AUTRY v. FIRST NATURAL BANK
Supreme Court of Oklahoma (1928)
Facts
- The First National Bank of Wynona initiated legal action against John N. Harlow and others concerning several promissory notes executed by the Harlows in favor of G. E. Autry.
- These notes were assigned to the bank as collateral for loans Autry had taken out.
- The bank sought to recover the amounts owed on the notes and to foreclose on a mortgage related to real estate.
- Autry, having a vested interest in the outcome, was made a party to the lawsuit and filed a cross-petition against the Harlows.
- The Harlows acknowledged the execution of the notes and mortgage but claimed that the notes were void due to a failure of consideration, as Autry had breached a warranty deed covenant regarding the property’s encumbrances.
- The trial court ruled in favor of the bank with respect to the notes associated with the real estate but dismissed Autry’s cross-petition concerning the notes for furniture.
- Autry subsequently appealed the decision regarding the furniture notes.
- The case was heard by the Oklahoma Supreme Court, which addressed the issues raised by Autry's appeal.
Issue
- The issues were whether the Harlows could successfully assert a failure of consideration as a defense against the notes given for the purchase of real estate and whether Autry was entitled to recover on the notes for the furniture.
Holding — Mason, V.C.J.
- The Oklahoma Supreme Court held that the trial court correctly ruled on the notes related to the real estate but erred in dismissing Autry's claims regarding the furniture notes.
Rule
- Absence or failure of consideration constitutes a valid defense in an action between the original parties to a promissory note.
Reasoning
- The Oklahoma Supreme Court reasoned that absence or failure of consideration can serve as a valid defense in actions regarding promissory notes between the original parties.
- The court found that the Harlows provided sufficient allegations that Autry breached the warranty deed by not removing encumbrances, which constituted a failure of consideration for the real estate notes.
- However, regarding the notes for furniture, the court determined there was no indication of a failure of consideration since the defendants retained the furniture purchased.
- The court clarified that competent parties understand their written contracts and that it could not impose terms not included in the original agreements.
- Additionally, the court noted that Autry's claims regarding the furniture were valid as the defendants did not return the purchased items.

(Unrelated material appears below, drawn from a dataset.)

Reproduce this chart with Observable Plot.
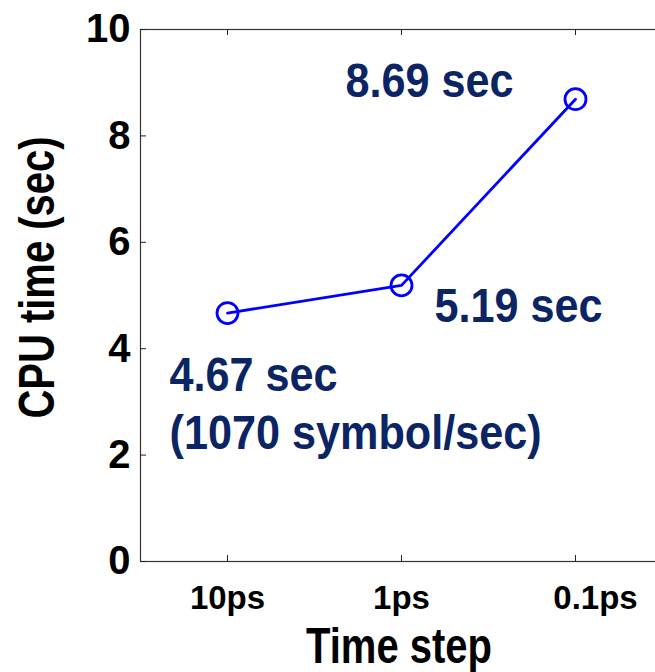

- Therefore, the court reversed the lower court's decision about the furniture notes while affirming the judgment related to the real estate notes.
Deep Dive: How the Court Reached Its Decision
Absence or Failure of Consideration
The court established that absence or failure of consideration serves as a valid defense in actions involving promissory notes between the original parties. In this case, the Harlows claimed that Autry had breached a warranty deed covenant by failing to remove encumbrances on the property they purchased. This breach constituted a failure of consideration for the notes associated with the real estate, and the court found that the Harlows had sufficiently alleged this defense. The court emphasized that a complete failure of consideration would invalidate the obligation to pay on the notes, and since the Harlows were evicted due to the encumbrances, they were justified in asserting this defense against the notes related to the real estate.
Written Contracts and Their Binding Effect
The court underscored that parties to a written contract are presumed to understand its provisions, and courts will not add terms or conditions that were not explicitly included in the contract. In this instance, the court noted that competent parties make their own contracts, and the judiciary's role is limited to enforcing those contracts as they are written. The court rejected Autry's argument that he had no obligation to remove the encumbrances until he received payments from the Harlows, reasoning that such a construction would improperly insert terms not present in the original agreement. By adhering strictly to the written language of the contracts, the court reaffirmed the principle that the parties had to bear the consequences of their agreement.
Defense Against Autry's Cross-Petition
The court analyzed the sufficiency of the Harlows' defenses against Autry's cross-petition, particularly regarding the furniture notes. While the Harlows argued a failure of consideration due to Autry's breach of covenant, the court found that there was no evidence of a failure regarding the $1,450 notes for furniture, as the Harlows still possessed the furniture. The court indicated that since the furniture was retained by the Harlows, they could not claim a failure of consideration for those particular notes. The court clarified that the Harlows’ defense was valid only concerning the real estate notes and not applicable to the furniture notes, thereby distinguishing the two categories of claims.
Conclusion on the Judgment
The court concluded by reversing the trial court's decision concerning the furniture notes while affirming the judgment related to the real estate notes. This decision highlighted the court's commitment to uphold the principles of contract law, ensuring that defenses based on a failure of consideration were only applicable where warranted. The court's ruling illustrated its balancing act of respecting the written agreements of the parties while also recognizing legitimate claims for breaches of those agreements. By remanding the case with directions to render judgment for Autry on the furniture notes, the court ensured that Autry was compensated appropriately for the transaction involving the furniture he sold and delivered. Ultimately, the court's reasoning reinforced the importance of clear contractual obligations and the consequences of failing to fulfill them.